Вышеизложенными соображениями определяется тот смысл, в котором я предполагаю употреблять слово «выдающийся». Когда я говорю о выдающемся человеке, я подразумеваю такого, который успел занять положение, достигаемое лишь 250 из целого миллиона людей, или, другими словами, одним человеком из 4000. Четыре тысячи – число очень крупное, и для людей, не привыкших иметь дело с большими собратьями единиц, трудно составить себе о нем ясное представление. В самую ясную звездную ночь число звезд, видимых одновременно невооруженным глазом, никогда не достигает четырех тысяч; а между тем мы считаем необычайным отличием для звезды, если про нее можно сказать, что она самая яркая из всех звезд небосклона. Необходимо помнить, что это самый низкий критерий из всех, употребляемых мною. В мой перечень родственников я не предполагал вводить ни одного имени, представляющего меньшую степень отличия (если же такие имена и попадутся, то я буду отделять их от остальных скобками).

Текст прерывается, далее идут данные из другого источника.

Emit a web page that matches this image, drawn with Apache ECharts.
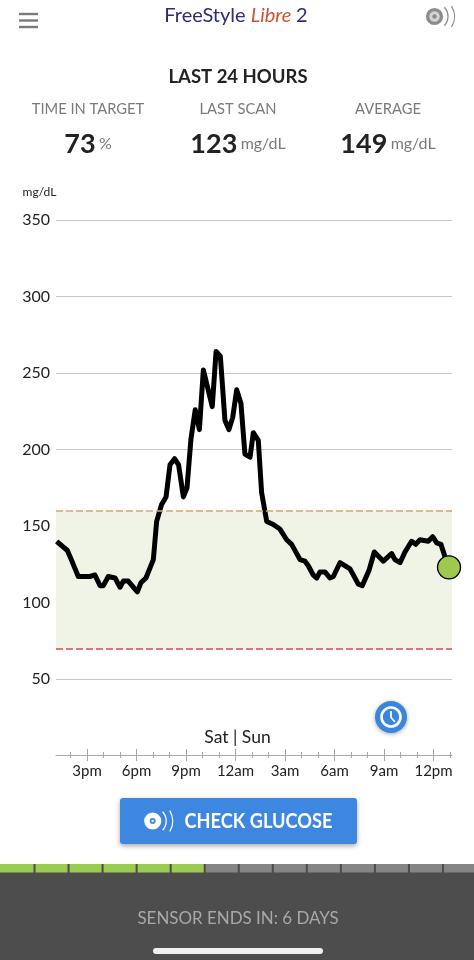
<!DOCTYPE html>
<html>
<head>
<meta charset="utf-8">
<style>
  html, body { margin: 0; padding: 0; background: #fff; }
  #main { width: 474px; height: 960px; }
</style>
<script src="https://cdn.jsdelivr.net/npm/echarts@6/dist/echarts.min.js"></script>
</head>
<body>
<div id="main"></div>
<script>
// hours counted from Saturday midnight, so 24 = 12am Sunday
var times = [13.16, 13.81, 14.01, 14.47, 15.18, 15.48, 15.79, 15.99, 16.29, 16.70, 17.00, 17.20, 17.50, 18.05, 18.27, 18.57,
  19.02, 19.22, 19.52, 19.79, 20.03, 20.31, 20.55, 20.84, 21.06, 21.30, 21.56, 21.81, 22.05, 22.59, 22.82, 23.08,
  23.36, 23.60, 23.83, 24.07, 24.33, 24.57, 24.88, 25.08, 25.38, 25.58, 25.89, 26.29, 26.69, 27.10, 27.40, 27.91,
  28.21, 28.41, 28.71, 28.92, 29.12, 29.42, 29.72, 29.93, 30.33, 30.94, 31.44, 31.68, 32.09, 32.41, 32.96, 33.46,
  33.66, 33.97, 34.27, 34.67, 34.92, 35.18, 35.68, 35.95, 36.19, 36.45, 36.69, 36.94];
var glucose = [140, 134, 129, 117, 117, 118, 111, 111, 117, 116, 110, 114, 114, 107, 113, 116,
  128, 153, 164, 169, 190, 194, 190, 169, 175, 207, 226, 213, 252, 228, 264, 261,
  219, 213, 221, 239, 230, 197, 195, 211, 206, 172, 153, 151, 148, 141, 138, 128,
  127, 124, 118, 116, 120, 120, 116, 117, 126, 122, 112, 111, 121, 133, 127, 132,
  128, 126, 133, 140, 138, 141, 140, 143, 139, 138, 130, 123];

var majorHours = [15, 18, 21, 24, 27, 30, 33, 36];
var majorLabels = ['3pm', '6pm', '9pm', '12am', '3am', '6am', '9am', '12pm'];
var minorHours = [14, 16, 17, 19, 20, 22, 23, 25, 26, 28, 29, 31, 32, 34, 35, 37];

var targetLow = 70;
var targetHigh = 160;

var stats = [
  { name: 'TIME IN TARGET', value: '73', unit: '%' },
  { name: 'LAST SCAN', value: '123', unit: 'mg/dL' },
  { name: 'AVERAGE', value: '149', unit: 'mg/dL' }
];
var sensorDays = [1, 1, 1, 1, 1, 1, 0, 0, 0, 0, 0, 0, 0, 0];

var font = 'Lato, "Noto Sans", sans-serif';
var gray = '#7a7a7a';

// scaleX narrows Lato a little, the app font is more condensed
function label(x, y, text, size, color, weight, scaleX) {
  return {
    type: 'text', x: x, y: y, scaleX: scaleX || 1, silent: true,
    style: { text: text, font: (weight || 400) + ' ' + size + 'px ' + font, fill: color, align: 'center', verticalAlign: 'middle' }
  };
}

// scan icon: disc with two arcs on its right
function scanIcon(cx, cy, color, ringColor, ringR, dotR) {
  return [
    { type: 'circle', silent: true, shape: { cx: cx, cy: cy, r: 8.6 }, style: { fill: color } },
    { type: 'circle', silent: true, shape: { cx: cx, cy: cy, r: ringR }, style: { fill: ringColor } },
    { type: 'circle', silent: true, shape: { cx: cx, cy: cy, r: dotR }, style: { fill: color } },
    { type: 'arc', silent: true, shape: { cx: cx, cy: cy, r: 13.5, startAngle: -0.75, endAngle: 0.75 }, style: { stroke: color, fill: null, lineWidth: 1.3 } },
    { type: 'arc', silent: true, shape: { cx: cx, cy: cy, r: 20, startAngle: -0.55, endAngle: 0.55 }, style: { stroke: color, fill: null, lineWidth: 1.3 } }
  ];
}

var elements = [];

// top bar
[14, 20.5, 27].forEach(function (y) {
  elements.push({ type: 'rect', silent: true, shape: { x: 19, y: y - 1.2, width: 19, height: 2.4 }, style: { fill: gray } });
});
elements.push({
  type: 'text', x: 236, y: 16, silent: true,
  style: {
    text: '{a|FreeStyle }{b|Libre }{a|2}', align: 'center', verticalAlign: 'middle',
    rich: {
      a: { fontSize: 20, fontFamily: 'Lato', fill: '#2b2d78' },
      b: { fontSize: 20, fontFamily: 'Lato', fontStyle: 'italic', fill: '#c9552f' }
    }
  }
});
elements = elements.concat(scanIcon(434.5, 16.5, '#8c8c8c', '#d4d4d4', 5.2, 2.2));

// stats
elements.push(label(238, 77, 'LAST 24 HOURS', 18.5, '#222', 700));
stats.forEach(function (s, i) {
  var cx = 88 + i * 150;
  elements.push(label(cx, 108.5, s.name, 16, gray, 400, 0.92));
  elements.push({
    type: 'text', x: cx, y: 144, silent: true,
    style: {
      text: '{v|' + s.value + '} {u|' + s.unit + '}', align: 'center', verticalAlign: 'middle',
      rich: {
        v: { fontSize: 27, fontWeight: 700, fontFamily: 'Lato', fill: '#222' },
        u: { fontSize: 16, fontFamily: 'Lato', fill: gray }
      }
    }
  });
});
elements.push(label(39.5, 192, 'mg/dL', 12, '#222'));

// clock button
elements.push({ type: 'circle', silent: true, shape: { cx: 391, cy: 717, r: 16 }, style: { fill: '#3a86dc', shadowBlur: 4, shadowColor: 'rgba(0,0,0,0.35)', shadowOffsetY: 1 } });
elements.push({ type: 'circle', silent: true, shape: { cx: 391, cy: 717, r: 9.5 }, style: { fill: null, stroke: '#fff', lineWidth: 2.6 } });
elements.push({ type: 'polyline', silent: true, shape: { points: [[391, 711], [391, 717.5], [395, 722]] }, style: { fill: null, stroke: '#fff', lineWidth: 1.8 } });

elements.push(label(237.5, 737.5, 'Sat | Sun', 17.5, '#222'));

// check glucose button
elements.push({ type: 'rect', silent: true, shape: { x: 120, y: 798, width: 237, height: 46, r: 3 }, style: { fill: '#3d87e0', shadowBlur: 5, shadowColor: 'rgba(0,0,0,0.35)', shadowOffsetY: 2 } });
elements = elements.concat(scanIcon(152.7, 821, '#fff', '#3d87e0', 3, 1.2));
elements.push(label(258.5, 821.5, 'CHECK GLUCOSE', 20, '#fff', 700, 0.91));

// sensor footer
elements.push({ type: 'rect', silent: true, shape: { x: 0, y: 864, width: 474, height: 96 }, style: { fill: '#4d4d4d' } });
sensorDays.forEach(function (on, i) {
  elements.push({
    type: 'rect', silent: true,
    shape: { x: i ? 1.5 + i * 34.04 : 0, y: 864, width: i ? 32 : 33.5, height: 8.5 },
    style: { fill: on ? '#9ccb52' : '#858585' }
  });
});
elements.push(label(238, 918, 'SENSOR ENDS IN: 6 DAYS', 18, '#a8a8a8', 400, 0.94));
elements.push({ type: 'rect', silent: true, shape: { x: 153, y: 948, width: 170, height: 6, r: 3 }, style: { fill: '#f0f0f0' } });

var points = times.map(function (t, i) { return [t, glucose[i]]; });
var last = points[points.length - 1];

var hourMin = 13.12;
var hourMax = 37.12;

var myChart = echarts.init(document.getElementById('main'));
var option = {
  animation: false,
  backgroundColor: '#fff',
  textStyle: { fontFamily: font },
  grid: { left: 56, right: 22, top: 220, bottom: 281 },
  xAxis: [
    {
      // axis line and labels, pushed down below the plot
      type: 'value', min: hourMin, max: hourMax, position: 'bottom', offset: 76,
      splitLine: { show: false },
      axisLine: { show: true, onZero: false, lineStyle: { color: '#a8a8a8', width: 1 } },
      axisTick: { show: false },
      axisLabel: {
        customValues: majorHours, margin: 8.5, fontSize: 15, color: '#222', fontFamily: font,
        formatter: function (v) { return majorLabels[majorHours.indexOf(v)]; }
      }
    },
    {
      // 3 hour ticks, crossing the line
      type: 'value', min: hourMin, max: hourMax, position: 'bottom', offset: 70,
      splitLine: { show: false }, axisLine: { show: false, onZero: false }, axisLabel: { show: false },
      axisTick: { show: true, customValues: majorHours, length: 12, lineStyle: { color: '#a8a8a8' } }
    },
    {
      // hour ticks
      type: 'value', min: hourMin, max: hourMax, position: 'bottom', offset: 73,
      splitLine: { show: false }, axisLine: { show: false, onZero: false }, axisLabel: { show: false },
      axisTick: { show: true, customValues: minorHours, length: 6, lineStyle: { color: '#a8a8a8' } }
    }
  ],
  yAxis: {
    type: 'value', min: 50, max: 350, interval: 50,
    axisLine: { show: false }, axisTick: { show: false },
    axisLabel: { fontSize: 16, color: '#222', margin: 6, fontFamily: font },
    splitLine: { show: true, lineStyle: { color: '#c6c6c6', width: 1 } }
  },
  series: [
    {
      type: 'line', data: points, showSymbol: false, symbol: 'none', z: 3,
      lineStyle: { color: '#000', width: 5, join: 'round' },
      markArea: {
        silent: true, itemStyle: { color: '#eff4e6' },
        data: [[{ yAxis: targetLow }, { yAxis: targetHigh }]]
      },
      markLine: {
        silent: true, symbol: 'none', label: { show: false },
        data: [
          { yAxis: targetHigh, lineStyle: { color: '#e2a06c', type: [7, 3], width: 1.6 } },
          { yAxis: targetLow, lineStyle: { color: '#c9504f', type: [7, 3], width: 1.6 } }
        ]
      }
    },
    {
      type: 'scatter', data: [last], symbol: 'circle', symbolSize: 23, z: 4, clip: false,
      itemStyle: { color: '#9ec94f', borderColor: '#000', borderWidth: 1.3, opacity: 1 }
    }
  ],
  graphic: { elements: elements }
};
myChart.setOption(option);
</script>
</body>
</html>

Большинство тех, о ком я упоминаю, выбраны еще с гораздо большею строгостью: многие представляют отношение одного к миллиону; есть и такие имена, которых приходится не более одного на несколько миллионов. Говоря об этих последних, я употребляю выражение «знаменитый». Это люди, которых оплакивает вся интеллигенция данного народа, когда они умирают; люди, на долю которых достаются, или по крайней мере должны бы были доставаться, почести общественных похорон, и имена которых переходят к позднейшему потомству, как имена исторических личностей.
Я позволю себе прибавить здесь несколько слов о значении числа миллион, так как число это слишком велико, чтобы о нем можно было составить себе сразу ясное представление. Не мешает иметь какое-нибудь мерило, при посредстве которого легче было бы воспроизвести это число в своем воображении. Мой прием, избранный для этой цели будет понятен для тех, кто живал в Лондоне; вот он:
Однажды летом я провел послеобеденные часы в Буши-Парке, любуясь великолепным зрелищем аллеи этого парка из непрерывного ряда цветущих каштанов на целую милю в длину. В это время мне пришло в голову попробовать счесть кисти цветов, видневшиеся, при ярком солнечном свете, по одну сторону длинной аллеи. Я взял дерево средней величины и среднего изобилия цветов. И стал проводить поперек него воображаемые линии: сначала я разделил его пополам, потом на четыре части и продолжал деление до тех пор, пока не дошел до такой доли, которая, по незначительности своих размеров, позволяла мне сосчитать все заключавшиеся в ней цветы. Ту же операцию я произвел с тремя различными деревьями, и результат был приблизительно одинаковый: насколько я помню, три добытых мною таким образом числа относились одно к другому как девять, десять и одиннадцать. Тогда я сосчитал деревья аллеи и, помножив все эти числа между собою, получил около 100 000 кистей цветов. С тех пор каждый раз, как я слышу слово «миллион», я вспоминаю длинную перспективу аллеи в Буши-Парке с ее статными каштанами, покрытыми сверху донизу цветами, ярко выдающимися на солнечном свете, и представляю себе такую непрерывную цветочную полосу, продолженную на десять миль.